Salamander Species of North America

North America is home to more than 150 salamander species which are important to the ecosystem.


| February/March 2007


Dang, I muttered under my breath. I’d approached the promising pool with a determined angler’s stealth, stalking upstream in the rocky shallows, then wading into the higher waters that veered past my target — a smooth patch of liquid tucked deep and still beneath limbs overhanging the far bank. If ever there was a place for a smart mountain trout to wait for food, I thought as I cast my line, this is it.

But now I was knee-deep at the pool’s edge, bending to retrieve the weighted fly that, instead of reaching its destination, had wrapped its line around a branch, drifted beneath the surface and wedged between rocks. Reaching into the clear water for the errant fly, I noticed a snakelike twitch of movement near my hand — which I quickly pulled away. Peering closer, I could make out … no, not a snake, but a fat-bodied, paddle-tailed, wedge-headed something at least a foot and a half long, its eyes barely slits, its mottled, pebble-colored skin subtly rippling. What the ... ? In that instant I realized that my question had answered itself: I was looking at a hellbender, one of our continent’s largest salamander species.

If you wouldn’t ordinarily picture a creature the size of your forearm when you think of a salamander, you’re not alone. Then again, you might not think of a squirming, eel-like organism either; or a blind cave dweller; or a bumpy, finger-size critter that can be deadly poisonous.

North American Salamanders

All of these unique life-forms, and many more, are North American salamanders. At least 150 salamander species live north of Mexico, more than in any other region on the planet. And while most of us have seen salamanders, few are aware of their extraordinary diversity. They range in size from the diminutive 2-inch pygmy salamander, found in spruce-fir Appalachian forests, to the 2- to 4-foot-long two-toed amphiuma, a ditch-dwelling Southeastern species that resembles an eel. And if you think salamanders are mostly gray or brown, think again: among them are some of nature’s most colorful creatures.
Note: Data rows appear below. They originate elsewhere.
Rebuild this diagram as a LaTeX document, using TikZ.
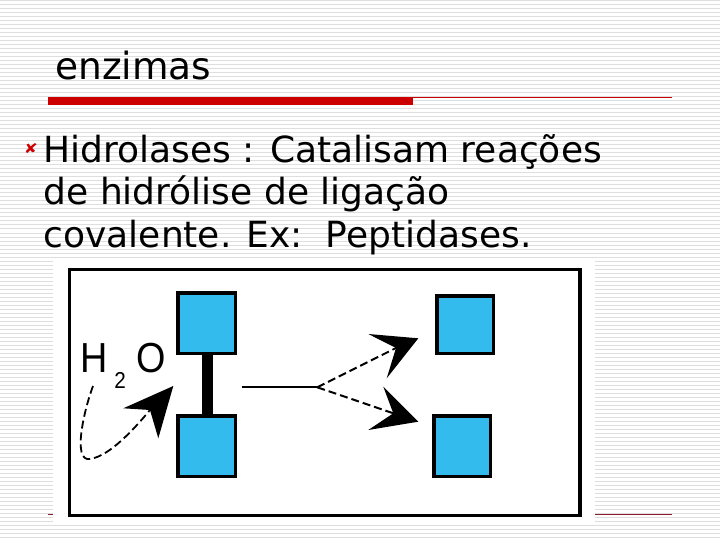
\documentclass[tikz,border=0pt]{standalone}
\usepackage{fontspec}
\setmainfont{DejaVu Sans}
\newfontfamily\titlefont{DejaVu Sans}
\newfontfamily\bodyfont{DejaVu Sans}
\newfontfamily\hfont[FakeStretch=0.9]{Liberation Sans}
\newfontfamily\symfont[FakeStretch=1.25]{DejaVu Sans}
\definecolor{slidered}{RGB}{204,0,0}
\definecolor{stripegray}{RGB}{222,222,222}
\definecolor{boxcyan}{RGB}{51,187,238}
\definecolor{footred}{RGB}{140,30,45}
\begin{document}
\begin{tikzpicture}[x=1pt,y=-1pt,
  stripeline/.style={stripegray,line width=1pt},
  txt/.style={inner sep=0pt,anchor=base west},
  bodytxt/.style={txt,font=\bodyfont\fontsize{36pt}{43pt}\selectfont},
  sq/.style={draw=black,line width=3.5pt,fill=boxcyan,inner sep=0pt},
  dashline/.style={line width=2pt,dash pattern=on 8pt off 4pt},
  head/.style={fill=black}]
\useasboundingbox (0,0) rectangle (720,540);
\fill[white] (0,0) rectangle (720,540);
\foreach \y in {1,5,...,537} \draw[stripeline] (0,\y) -- (720,\y);
% title
\node[txt,font=\titlefont\fontsize{37.5pt}{40pt}\selectfont] (title) at (55,79.5) {enzimas};
\fill[slidered] (48,97) rectangle (413,105.5);
\draw[slidered,line width=1pt] (413,97.5) -- (672,97.5);
% bullet text
\node[inner sep=0pt,text=slidered,font=\symfont\fontsize{13.5pt}{13.5pt}\selectfont] (bullet) at (31,149) {✘};
\node[bodytxt] (l1) at (43.5,162.5) {Hidrolases : Catalisam reações};
\node[bodytxt] (l2) at (43.5,205) {de hidrólise de ligação};
\node[bodytxt] (l3) at (43.5,247.5) {covalente. Ex:\ \ Peptidases.};
% footer line (mostly hidden by the picture)
\draw[footred,line width=1pt] (48,514) -- (672,514);
% picture
\fill[white] (53,259) rectangle (595,525);
\draw[line width=3.5pt] (69.5,269.5) rectangle (580,515.5);
\node[sq,minimum width=57.5pt,minimum height=60.5pt] (tl) at (206.5,323) {};
\node[sq,minimum width=57.5pt,minimum height=60.5pt] (bl) at (206.5,446) {};
\node[sq,minimum width=56.5pt,minimum height=57.5pt] (tr) at (465,324.5) {};
\node[sq,minimum width=56.5pt,minimum height=60.5pt] (br) at (462,446) {};
\draw[line width=11pt] ([xshift=0.8pt]tl.south) -- ([xshift=0.8pt]bl.north);
% H2O
\node[txt,font=\hfont\fontsize{42pt}{42pt}\selectfont] (h) at (80,372) {H};
\node[txt,font=\hfont\fontsize{23pt}{23pt}\selectfont] (two) at (114.2,388.5) {2};
\node[txt,font=\hfont\fontsize{42pt}{42pt}\selectfont] (o) at (136,372.5) {O};
% reaction arrow
\coordinate (lstart) at (241.7,387.3);
\coordinate (fork) at (317.3,387.3);
\coordinate (notchU) at (396,348);
\coordinate (notchD) at (393.3,413.3);
\draw[line width=2pt] (lstart) -- (fork);
\draw[dashline] (fork) -- (notchU);
\draw[dashline] (fork) -- (notchD);
\fill[head] (418.3,338.3) -- (368.3,334) -- (notchU) -- (386.7,378.3) -- cycle;
\fill[head] (418.3,421.7) -- (383.3,386.7) -- (notchD) -- (368.3,430) -- cycle;
% water curved arrow
\coordinate (wstart) at (93,386);
\coordinate (notchW) at (150,410);
\draw[line width=1.8pt,dash pattern=on 8pt off 4pt]
  (wstart) .. controls (84,410) and (72,462) .. (90,459)
  .. controls (110,456) and (135,428) .. (notchW);
\fill[head] (173.3,386) -- (123.3,408.3) -- (notchW) -- (158.3,438.3) -- cycle;
\end{tikzpicture}
\end{document}
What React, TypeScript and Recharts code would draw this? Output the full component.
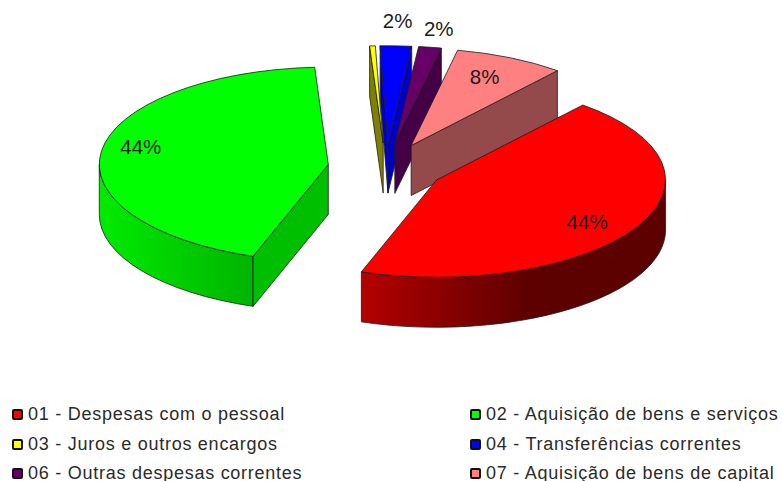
import { PieChart, Pie, Legend } from "recharts";

// draw order runs clockwise from the top so that nearer slices paint last
const categories = [
  "03 - Juros e outros encargos",
  "04 - Transferências correntes",
  "06 - Outras despesas correntes",
  "07 - Aquisição de bens de capital",
  "01 - Despesas com o pessoal",
  "02 - Aquisição de bens e serviços",
];
const shares = [0.4, 2.2, 1.6, 7.77, 44.3, 43.73];
const colors = ["#ffff00", "#0000ff", "#660066", "#ff8080", "#ff0000", "#00ff00"];
const wallShades = [0.5, 0.8, 0.67, 0.58, 0.7, 0.75];
const labelNudges = [[0, 0], [0, -4], [1, 2], [-6, 1], [-9, 3], [-6, -7]];

const chartData = categories.map((name, i) => ({ name, value: shares[i], fill: colors[i], idx: i }));

const TILT = 0.425;
const DEPTH = 50;
const EXPLODE = 0.254;
const RAD = Math.PI / 180;

const shade = (hex: string, f: number) => {
  const n = parseInt(hex.slice(1), 16);
  const c = [(n >> 16) & 255, (n >> 8) & 255, n & 255].map((v) => Math.round(v * f));
  return `rgb(${c.join(",")})`;
};

function Wedge(props: any) {
  const { cx, cy, outerRadius: rx, startAngle: a, endAngle: b, fill, idx } = props;
  const ry = rx * TILT;
  const mid = ((a + b) / 2) * RAD;
  const ax = cx + rx * EXPLODE * Math.cos(mid);
  const ay = cy - ry * EXPLODE * Math.sin(mid);
  const pt = (deg: number, dy = 0): [number, number] => [
    ax + rx * Math.cos(deg * RAD),
    ay - ry * Math.sin(deg * RAD) + dy,
  ];
  const arcTo = (from: number, to: number, sweep: number, dy = 0) => {
    const [x1, y1] = pt(to, dy);
    return `A${rx} ${ry} 0 ${Math.abs(from - to) > 180 ? 1 : 0} ${sweep} ${x1} ${y1}`;
  };
  const line = { stroke: "#1c1c1c", strokeWidth: 0.8, strokeLinejoin: "round" as const };
  const wallFill = shade(fill, wallShades[idx]);
  const edge = (deg: number) => {
    const [x1, y1] = pt(deg);
    return `M${ax} ${ay}L${x1} ${y1}V${y1 + DEPTH}L${ax} ${ay + DEPTH}Z`;
  };

  const rimStart = Math.min(a, 0);
  const rimEnd = Math.max(b, -180);
  const gradId = `rim-${idx}`;

  return (
    <g>
      <defs>
        <linearGradient id={gradId} gradientUnits="userSpaceOnUse" x1={ax - rx} x2={ax + rx} y1={0} y2={0}>
          <stop offset="0%" stopColor={shade(fill, 0.92)} />
          <stop offset="33%" stopColor={shade(fill, 0.71)} />
          <stop offset="70%" stopColor={shade(fill, 0.37)} />
          <stop offset="100%" stopColor={shade(fill, 0.36)} />
        </linearGradient>
      </defs>
      {rimStart > rimEnd && (
        <path
          d={`M${pt(rimStart).join(" ")}${arcTo(rimStart, rimEnd, 1)}V${pt(rimEnd)[1] + DEPTH}${arcTo(rimEnd, rimStart, 0, DEPTH)}Z`}
          fill={`url(#${gradId})`}
          {...line}
        />
      )}
      {Math.cos(a * RAD) < 0 && <path d={edge(a)} fill={wallFill} {...line} />}
      {Math.cos(b * RAD) > 0 && <path d={edge(b)} fill={wallFill} {...line} />}
      <path d={`M${ax} ${ay}L${pt(a).join(" ")}${arcTo(a, b, 1)}Z`} fill={fill} {...line} />
    </g>
  );
}

function sliceLabel(props: any) {
  const { cx, cy, outerRadius: rx, midAngle, value, index } = props;
  if (value < 1) return null;
  const ry = rx * TILT;
  const m = midAngle * RAD;
  const reach = EXPLODE + (value < 5 ? 1.22 : 0.8);
  const [dx, dy] = labelNudges[index];
  return (
    <text
      x={cx + rx * reach * Math.cos(m) + dx}
      y={cy - ry * reach * Math.sin(m) + dy}
      textAnchor="middle"
      dominantBaseline="central"
      fontFamily="Liberation Sans"
      fontSize={20.5}
      fill="#1c1c1c"
    >
      {Math.round(value)}%
    </text>
  );
}

function LegendGrid() {
  const ordered = chartData.slice().sort((p, q) => p.name.localeCompare(q.name));
  return (
    <div
      style={{
        display: "grid",
        gridTemplateColumns: "458px 312px",
        gridAutoRows: "29.5px",
        marginLeft: 12,
        height: 81,
        overflow: "hidden",
        fontFamily: "Liberation Sans",
        fontSize: 18,
        letterSpacing: 0.74,
        color: "#2b2b2b",
        whiteSpace: "nowrap",
      }}
    >
      {ordered.map((d) => (
        <div key={d.name} style={{ display: "flex", alignItems: "center" }}>
          <span
            style={{
              width: 7,
              height: 7,
              border: "2px solid #111",
              borderRadius: 2,
              background: d.fill,
              marginRight: 5,
              flex: "none",
            }}
          />
          {d.name}
        </div>
      ))}
    </div>
  );
}

export default function App() {
  return (
    <div style={{ position: "absolute", left: 0, top: 0, width: 782, height: 481, overflow: "hidden", background: "#fff" }}>
      <PieChart width={782} height={481} margin={{ top: 0, right: 0, bottom: 0, left: 0 }}>
        <Pie
          data={chartData}
          dataKey="value"
          nameKey="name"
          cx={385.9}
          cy={167.8}
          outerRadius={229}
          startAngle={93.4}
          endAngle={-266.6}
          isAnimationActive={false}
          labelLine={false}
          label={sliceLabel}
          shape={Wedge}
          inactiveShape={Wedge}
          activeShape={Wedge}
        />
        <Legend
          content={LegendGrid}
          wrapperStyle={{ position: "absolute", left: 0, top: 400, width: 782, height: 81 }}
        />
      </PieChart>
    </div>
  );
}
Most of us are similarly unaware of salamanders’ importance to the ecosystems around us. In many areas they’re a critical food source for a wide range of reptiles, fish, birds and mammals. In some mature forests, especially old growth areas, salamanders are so abundant they’re the predominant and most numerous vertebrate. Because many salamanders spend part of their lives as waterborne larvae and then move onto land, they serve as a vital nutrient transport system from wetlands to surrounding terrain, converting the aquatic organisms they consume as larvae into protein — their own body tissue — and then dispersing that energy as prey for land-dwelling creatures higher on the food chain. At the same time, salamanders consume substantial quantities of worms, snails, insects and other forest-floor invertebrates, influencing those populations and resulting rates of organic-matter decomposition and nutrient cycling.
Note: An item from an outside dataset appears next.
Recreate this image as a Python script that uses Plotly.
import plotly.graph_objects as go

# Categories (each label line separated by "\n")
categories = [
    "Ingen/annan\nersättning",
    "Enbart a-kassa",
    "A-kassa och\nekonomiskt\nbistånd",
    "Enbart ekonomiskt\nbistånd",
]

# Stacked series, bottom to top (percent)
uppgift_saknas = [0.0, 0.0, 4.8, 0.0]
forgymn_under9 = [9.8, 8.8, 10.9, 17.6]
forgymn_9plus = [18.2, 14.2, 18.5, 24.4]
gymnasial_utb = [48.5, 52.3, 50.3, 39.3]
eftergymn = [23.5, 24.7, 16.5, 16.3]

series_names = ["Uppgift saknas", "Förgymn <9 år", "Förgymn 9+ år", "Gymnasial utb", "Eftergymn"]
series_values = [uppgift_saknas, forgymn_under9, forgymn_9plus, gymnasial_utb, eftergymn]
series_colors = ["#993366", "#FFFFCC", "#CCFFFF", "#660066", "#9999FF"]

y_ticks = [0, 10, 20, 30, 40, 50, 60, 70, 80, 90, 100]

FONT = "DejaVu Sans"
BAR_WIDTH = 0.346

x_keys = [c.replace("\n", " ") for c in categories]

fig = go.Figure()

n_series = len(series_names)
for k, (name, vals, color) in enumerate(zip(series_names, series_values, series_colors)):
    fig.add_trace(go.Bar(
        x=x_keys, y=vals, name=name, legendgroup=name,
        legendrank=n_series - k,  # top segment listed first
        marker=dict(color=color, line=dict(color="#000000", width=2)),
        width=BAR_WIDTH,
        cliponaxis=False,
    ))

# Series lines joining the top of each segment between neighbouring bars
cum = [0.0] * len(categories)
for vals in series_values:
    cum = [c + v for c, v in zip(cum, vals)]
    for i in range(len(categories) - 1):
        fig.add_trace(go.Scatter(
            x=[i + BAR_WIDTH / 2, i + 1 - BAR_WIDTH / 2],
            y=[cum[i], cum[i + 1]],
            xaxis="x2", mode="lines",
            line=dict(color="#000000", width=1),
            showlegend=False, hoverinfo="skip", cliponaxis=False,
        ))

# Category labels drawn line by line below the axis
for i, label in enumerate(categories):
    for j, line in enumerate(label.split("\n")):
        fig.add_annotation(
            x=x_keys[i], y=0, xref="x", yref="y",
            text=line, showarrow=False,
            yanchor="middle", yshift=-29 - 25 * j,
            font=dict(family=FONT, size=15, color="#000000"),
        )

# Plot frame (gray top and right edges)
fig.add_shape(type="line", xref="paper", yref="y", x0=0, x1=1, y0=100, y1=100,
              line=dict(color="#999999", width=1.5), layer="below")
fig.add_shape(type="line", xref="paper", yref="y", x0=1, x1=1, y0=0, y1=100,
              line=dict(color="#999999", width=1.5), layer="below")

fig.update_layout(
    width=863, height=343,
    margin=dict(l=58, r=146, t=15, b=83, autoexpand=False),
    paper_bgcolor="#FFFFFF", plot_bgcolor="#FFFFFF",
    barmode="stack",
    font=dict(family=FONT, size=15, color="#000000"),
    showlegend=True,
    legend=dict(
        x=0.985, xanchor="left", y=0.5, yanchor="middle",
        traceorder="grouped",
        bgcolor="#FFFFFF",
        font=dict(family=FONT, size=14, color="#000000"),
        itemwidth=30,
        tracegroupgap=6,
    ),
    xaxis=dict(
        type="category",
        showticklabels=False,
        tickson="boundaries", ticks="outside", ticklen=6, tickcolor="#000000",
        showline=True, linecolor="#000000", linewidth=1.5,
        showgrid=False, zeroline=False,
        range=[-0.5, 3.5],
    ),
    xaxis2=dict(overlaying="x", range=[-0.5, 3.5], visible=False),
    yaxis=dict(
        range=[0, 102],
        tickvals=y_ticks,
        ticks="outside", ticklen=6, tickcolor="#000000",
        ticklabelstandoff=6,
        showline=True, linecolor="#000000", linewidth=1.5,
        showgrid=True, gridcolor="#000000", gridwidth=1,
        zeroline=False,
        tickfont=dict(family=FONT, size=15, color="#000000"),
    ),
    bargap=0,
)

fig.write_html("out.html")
Salamanders are amphibians and belong to the order Urodela, also called Caudata by some authorities. Both words are references — the first Greek-based, the second Latin — to the presence of a tail, which is the common denominator among all salamander species in all their life stages. Although they’re sometimes called “spring lizards,” salamanders are not lizards at all — lizards are reptiles, which have dry, scaly skin and clawed toes. Salamanders have smooth, moist skin and clawless toes.